Voters, Ciscomani told Edmondson, are “tired of the infighting and bickering. They want government to go do their job. To go actually protect our border, to handle this inflation, stop the overspending, and get things under control.” He added, “We have to be very disciplined in saying there are more things we agree on than disagree on.” That might be a winning message in a general election, but it’s seldom one Republican primary voters are interested in.
Despite CLF’s apparent worries, it would nevertheless be quite an upset should Winn prevail. Most notably, Maricopa County, where Winn holds local office, isn’t actually in the 6th District, which is based around the southern Arizona city of Tucson. According to her campaign website, Winn was once a local TV reporter in Tucson, but the extent of her ties to the area these days are unclear.
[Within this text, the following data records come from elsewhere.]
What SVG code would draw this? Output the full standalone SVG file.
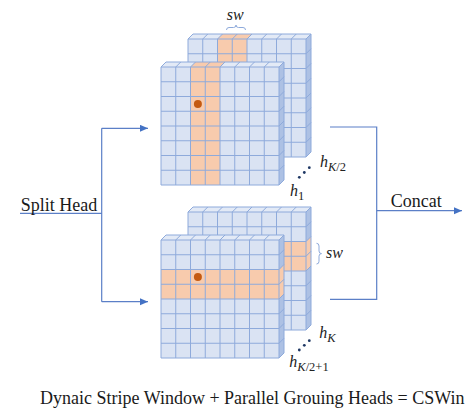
<svg xmlns="http://www.w3.org/2000/svg" xmlns:xlink="http://www.w3.org/1999/xlink" width="474" height="413" viewBox="0 0 474 413">
<style>
.face{fill:#dae3f3}
.top{fill:#e3eaf6}
.side{fill:#adc1e4}
.org{fill:#f8cbad}
.gl{fill:none;stroke:#8eaadb;stroke-width:1}
.conn{fill:none;stroke:#5b7fc7;stroke-width:1.2}
.lbl{font-size:18px;fill:#1a1a1a}
.math{font-size:16px;fill:#222}
.brace{fill:none;stroke:#8eaadb;stroke-width:1}
.dot{fill:#c55a11}
.ell{fill:#1f3864}
</style>
<defs>
<marker id="arr" markerWidth="9" markerHeight="8" refX="8" refY="3.5" orient="auto" markerUnits="userSpaceOnUse">
<path d="M0,0 L8,3.5 L0,7 z" fill="#4472c4"/>
</marker>
<g id="cube-base">
<polygon class="top" points="0,0 118,0 123,-5 5,-5"/>
<polygon class="side" points="118,0 123,-5 123,113 118,118"/>
<rect class="face" x="0" y="0" width="118" height="118"/>
</g>
<g id="orange-col">
<rect class="org" x="29.5" y="0" width="29.5" height="118"/>
<polygon class="org" points="29.5,0 59,0 64,-5 34.5,-5"/>
</g>
<g id="orange-row">
<rect class="org" x="0" y="29.5" width="118" height="29.5"/>
<polygon class="org" points="118,29.5 123,24.5 123,54 118,59"/>
</g>
<path id="cube-lines" class="gl" d="M0,0V118M14.75,0V118M29.5,0V118M44.25,0V118M59,0V118M73.75,0V118M88.5,0V118M103.25,0V118M118,0V118M0,0H118M0,14.75H118M0,29.5H118M0,44.25H118M0,59H118M0,73.75H118M0,88.5H118M0,103.25H118M0,118H118M0,0l5,-5M14.75,0l5,-5M29.5,0l5,-5M44.25,0l5,-5M59,0l5,-5M73.75,0l5,-5M88.5,0l5,-5M103.25,0l5,-5M118,0l5,-5M5,-5H123M118,14.75l5,-5M118,29.5l5,-5M118,44.25l5,-5M118,59l5,-5M118,73.75l5,-5M118,88.5l5,-5M118,103.25l5,-5M118,118l5,-5M123,-5V113"/>
</defs>
<rect width="474" height="413" fill="#ffffff"/>

<g id="connectors">
<path class="conn" d="M20,213.3H101.7M101.7,128.3V301.7"/>
<path class="conn" d="M101.7,128.3H148" marker-end="url(#arr)"/>
<path class="conn" d="M101.7,301.7H148" marker-end="url(#arr)"/>
<path class="conn" d="M330,127H376.7V299.3H330"/>
<path class="conn" d="M376.7,210.7H462" marker-end="url(#arr)"/>
</g>

<g id="grid-top-back" transform="translate(188,39)">
<use xlink:href="#cube-base" href="#cube-base"/>
<use xlink:href="#orange-col" href="#orange-col"/>
<use xlink:href="#cube-lines" href="#cube-lines"/>
</g>
<g id="grid-top-front" transform="translate(161,67)">
<use xlink:href="#cube-base" href="#cube-base"/>
<use xlink:href="#orange-col" href="#orange-col"/>
<use xlink:href="#cube-lines" href="#cube-lines"/>
<circle class="dot" cx="36.9" cy="36.9" r="4"/>
</g>
<g id="grid-bottom-back" transform="translate(188,212)">
<use xlink:href="#cube-base" href="#cube-base"/>
<use xlink:href="#orange-row" href="#orange-row"/>
<use xlink:href="#cube-lines" href="#cube-lines"/>
</g>
<g id="grid-bottom-front" transform="translate(161,240)">
<use xlink:href="#cube-base" href="#cube-base"/>
<use xlink:href="#orange-row" href="#orange-row"/>
<use xlink:href="#cube-lines" href="#cube-lines"/>
<circle class="dot" cx="36.9" cy="36.9" r="4"/>
</g>

<g id="label-sw-top">
<path class="brace" d="M226.5,30 Q226.5,27.5 229,27.5 H233.5 Q236,27.5 236,25 Q236,27.5 238.5,27.5 H243 Q245.5,27.5 245.5,30"/>
<text class="math" font-family="'Liberation Serif','DejaVu Serif',serif" x="226.7" y="20" font-style="italic">sw</text>
</g>
<g id="label-sw-right">
<path class="brace" d="M316.5,243.3 Q319,243.3 319,246 V251 Q319,253.6 321.5,253.6 Q319,253.6 319,256.2 V261.3 Q319,264 316.5,264"/>
<text class="math" font-family="'Liberation Serif','DejaVu Serif',serif" x="326" y="258.3" font-style="italic">sw</text>
</g>

<g id="label-heads-top">
<text class="math" font-family="'Liberation Serif','DejaVu Serif',serif" x="320" y="166.7"><tspan font-style="italic">h</tspan><tspan dy="4" font-size="12.5"><tspan font-style="italic">K</tspan>/2</tspan></text>
<text class="math" font-family="'Liberation Serif','DejaVu Serif',serif" x="290" y="196"><tspan font-style="italic">h</tspan><tspan dy="4" font-size="12.5">1</tspan></text>
<circle class="ell" cx="299.3" cy="177.3" r="1.4"/>
<circle class="ell" cx="304.3" cy="172.5" r="1.4"/>
<circle class="ell" cx="309.3" cy="167.7" r="1.4"/>
</g>
<g id="label-heads-bottom">
<text class="math" font-family="'Liberation Serif','DejaVu Serif',serif" x="319.3" y="338.3"><tspan font-style="italic">h</tspan><tspan dy="4" font-size="12.5" font-style="italic">K</tspan></text>
<text class="math" font-family="'Liberation Serif','DejaVu Serif',serif" x="289.3" y="367.3"><tspan font-style="italic">h</tspan><tspan dy="4" font-size="12.5"><tspan font-style="italic">K</tspan>/2+1</tspan></text>
<circle class="ell" cx="299.3" cy="350" r="1.4"/>
<circle class="ell" cx="304.3" cy="345.3" r="1.4"/>
<circle class="ell" cx="309.3" cy="340.7" r="1.4"/>
</g>

<g id="node-split-head">
<text class="lbl" font-family="'Liberation Serif','DejaVu Serif',serif" x="20.7" y="210.7">Split Head</text>
</g>
<g id="node-concat">
<text class="lbl" font-family="'Liberation Serif','DejaVu Serif',serif" x="390.7" y="206.7">Concat</text>
</g>
<g id="caption">
<text class="lbl" font-family="'Liberation Serif','DejaVu Serif',serif" x="40" y="404.3">Dynaic Stripe Window + Parallel Grouing Heads = CSWin</text>
</g>
</svg>
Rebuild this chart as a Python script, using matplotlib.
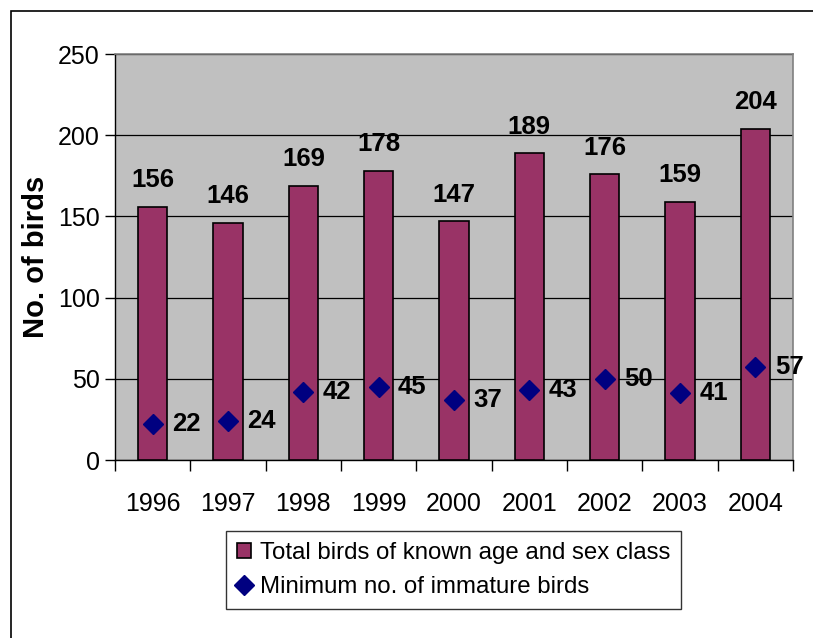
import numpy as np
import matplotlib
matplotlib.use("Agg")
import matplotlib.pyplot as plt
from matplotlib.patches import Rectangle

plt.rcParams['font.family'] = ['Liberation Sans', 'DejaVu Sans']

years = ['1996', '1997', '1998', '1999', '2000', '2001', '2002', '2003', '2004']
total_birds = [156, 146, 169, 178, 147, 189, 176, 159, 204]
immature_birds = [22, 24, 42, 45, 37, 43, 50, 41, 57]

fig = plt.figure(figsize=(8.13, 6.38), dpi=100)
ax = fig.add_axes([115/813, 1-460/638, (793-115)/813, (460-54)/638])
ax.set_facecolor('#C0C0C0')

x = np.arange(len(years))
bars = ax.bar(x, total_birds, width=0.39, color='#993366', edgecolor='black',
              linewidth=1.2, zorder=3, label='Total birds of known age and sex class')
pts, = ax.plot(x, immature_birds, linestyle='none', marker='D', markersize=10,
               color='#000080', zorder=4, label='Minimum no. of immature birds')

# value labels
for xi, v in zip(x, total_birds):
    ax.annotate(str(v), (xi, v), xytext=(0, 14), textcoords='offset points',
                ha='center', va='baseline', fontsize=18.5, fontweight='bold')
for xi, v in zip(x, immature_birds):
    ax.annotate(str(v), (xi, v), xytext=(14, 0), textcoords='offset points',
                ha='left', va='center', fontsize=18.5, fontweight='bold')

ax.set_xlim(-0.5, len(years) - 0.5)
ax.set_ylim(0, 250)
ax.set_yticks(np.arange(0, 251, 50))
ax.yaxis.grid(True, color='black', linewidth=0.9, zorder=1)
ax.set_axisbelow(True)

ax.set_xticks(x)
ax.set_xticklabels(years)
ax.set_xticks(np.arange(-0.5, len(years), 1), minor=True)
ax.tick_params(axis='x', which='major', length=0, pad=23, labelsize=18)
ax.tick_params(axis='x', which='minor', length=8, width=1, direction='out')
ax.tick_params(axis='y', length=7, width=1, direction='out', labelsize=18, pad=4)

for s in ['top', 'right']:
    ax.spines[s].set_color('#808080')
    ax.spines[s].set_linewidth(1.2)
for s in ['left', 'bottom']:
    ax.spines[s].set_color('black')
    ax.spines[s].set_linewidth(1)

ax.set_ylabel('No. of birds', fontsize=21, fontweight='bold', labelpad=6)

leg = fig.legend(handles=[bars, pts], loc='upper left',
                 bbox_to_anchor=(226/813, 1-531/638), fontsize=17.3,
                 frameon=True, fancybox=False, edgecolor='black',
                 handlelength=0.6, handleheight=0.6, handletextpad=0.35,
                 borderpad=0.45, labelspacing=0.5, borderaxespad=0)
leg.get_frame().set_linewidth(1)

# outer chart border
fig.patches.append(Rectangle((11/813, -0.1), 1.2, 1.1 - 11/638,
                             transform=fig.transFigure, fill=False,
                             edgecolor='black', linewidth=1.2))

fig.savefig('out.png', dpi=100)
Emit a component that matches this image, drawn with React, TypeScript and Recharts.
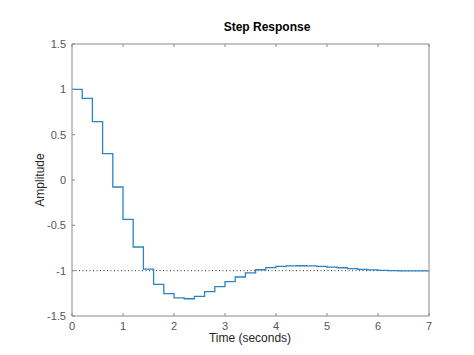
import { LineChart, Line, XAxis, YAxis, ReferenceLine } from "recharts";

const times = [
  0, 0.2, 0.4, 0.6, 0.8, 1.0, 1.2, 1.4, 1.6, 1.8, 2.0, 2.2, 2.4, 2.6, 2.8, 3.0, 3.2, 3.4,
  3.6, 3.8, 4.0, 4.2, 4.4, 4.6, 4.8, 5.0, 5.2, 5.4, 5.6, 5.8, 6.0, 6.2, 6.4, 6.6, 6.8, 7.0,
];
const amplitude = [
  1.0, 0.9, 0.643, 0.29, -0.077, -0.434, -0.739, -0.982, -1.151, -1.254, -1.3, -1.31,
  -1.283, -1.232, -1.176, -1.121, -1.07, -1.025, -0.99, -0.967, -0.952, -0.947, -0.946,
  -0.948, -0.953, -0.96, -0.968, -0.977, -0.985, -0.992, -0.997, -1.0, -1.002, -1.003,
  -1.002, -1.001,
];
const finalValue = -1;
const xTicks = [0, 1, 2, 3, 4, 5, 6, 7];
const yTicks = [-1.5, -1, -0.5, 0, 0.5, 1, 1.5];

const data = times.map((t, i) => ({ t, y: amplitude[i] }));

const AXIS = "#8a8a8a";
const LABEL = "#555";
const FONT = "'Liberation Sans', Arial, sans-serif";

const BottomTick = (props: any) => {
  const { x, y, payload } = props;
  return (
    <g>
      <line x1={x} x2={x} y1={y - 6} y2={y - 9} stroke={AXIS} />
      <text x={x} y={y + 8} textAnchor="middle" fill={LABEL} fontSize={11} fontFamily={FONT}>
        {payload.value}
      </text>
    </g>
  );
};

const LeftTick = (props: any) => {
  const { x, y, payload } = props;
  return (
    <g>
      <line x1={x + 6} x2={x + 9} y1={y} y2={y} stroke={AXIS} />
      <text x={x} y={y + 4} textAnchor="end" fill={LABEL} fontSize={11} fontFamily={FONT}>
        {payload.value}
      </text>
    </g>
  );
};

const TopTick = (props: any) => {
  const { x, y } = props;
  return <line x1={x} x2={x} y1={y} y2={y + 3} stroke={AXIS} />;
};

const RightTick = (props: any) => {
  const { x, y } = props;
  return <line x1={x} x2={x - 3} y1={y} y2={y} stroke={AXIS} />;
};

export default function App() {
  return (
    <div style={{ position: "absolute", left: 0, top: 0, width: 474, height: 355, background: "#fff" }}>
      <LineChart
        width={474}
        height={355}
        data={data}
        margin={{ top: 43, right: 44, bottom: 9, left: 0 }}
      >
        <XAxis
          xAxisId="b"
          dataKey="t"
          type="number"
          domain={[0, 7]}
          ticks={xTicks}
          height={30}
          stroke={AXIS}
          tickLine={false}
          tickSize={0}
          tickMargin={6}
          tick={<BottomTick />}
        />
        <XAxis
          xAxisId="top"
          orientation="top"
          dataKey="t"
          type="number"
          domain={[0, 7]}
          ticks={xTicks}
          height={1}
          stroke={AXIS}
          tickLine={false}
          tickSize={0}
          tickMargin={0}
          tick={<TopTick />}
        />
        <YAxis
          yAxisId="l"
          type="number"
          domain={[-1.5, 1.5]}
          ticks={yTicks}
          width={72}
          stroke={AXIS}
          tickLine={false}
          tickSize={0}
          tickMargin={6}
          tick={<LeftTick />}
        />
        <YAxis
          yAxisId="r"
          orientation="right"
          type="number"
          domain={[-1.5, 1.5]}
          ticks={yTicks}
          width={1}
          stroke={AXIS}
          tickLine={false}
          tickSize={0}
          tickMargin={0}
          tick={<RightTick />}
        />
        <ReferenceLine
          xAxisId="b"
          yAxisId="l"
          y={finalValue}
          stroke="#333"
          strokeDasharray="1 2.5"
          strokeWidth={1}
        />
        <Line
          xAxisId="b"
          yAxisId="l"
          dataKey="y"
          type="stepAfter"
          stroke="#2b84c0"
          strokeWidth={1.3}
          dot={false}
          isAnimationActive={false}
        />
        <text x={267} y={31} textAnchor="middle" fontSize={12} fontWeight="bold" fill="#000" fontFamily={FONT}>
          Step Response
        </text>
        <text x={250} y={342} textAnchor="middle" fontSize={12} fill="#262626" fontFamily={FONT}>
          Time (seconds)
        </text>
        <text
          x={44}
          y={180}
          textAnchor="middle"
          fontSize={12}
          fill="#262626"
          fontFamily={FONT}
          transform="rotate(-90 44 180)"
        >
          Amplitude
        </text>
      </LineChart>
    </div>
  );
}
But if Trumpist voters are looking for a more red-meat alternative to Ciscomani, that’s the sort of flaw that’s easy to overlook.
Democrats have a competitive primary of their own for this open seat between state Rep. Daniel Hernandez and state Sen. Kirsten Engel, though neither has benefitted from any outside spending. And unlike in many other races across the country where Democrats have sought to meddle in GOP primaries to boost less electable candidates, we haven’t seen any similar efforts here, nor are we likely to given how little time is left before the primary.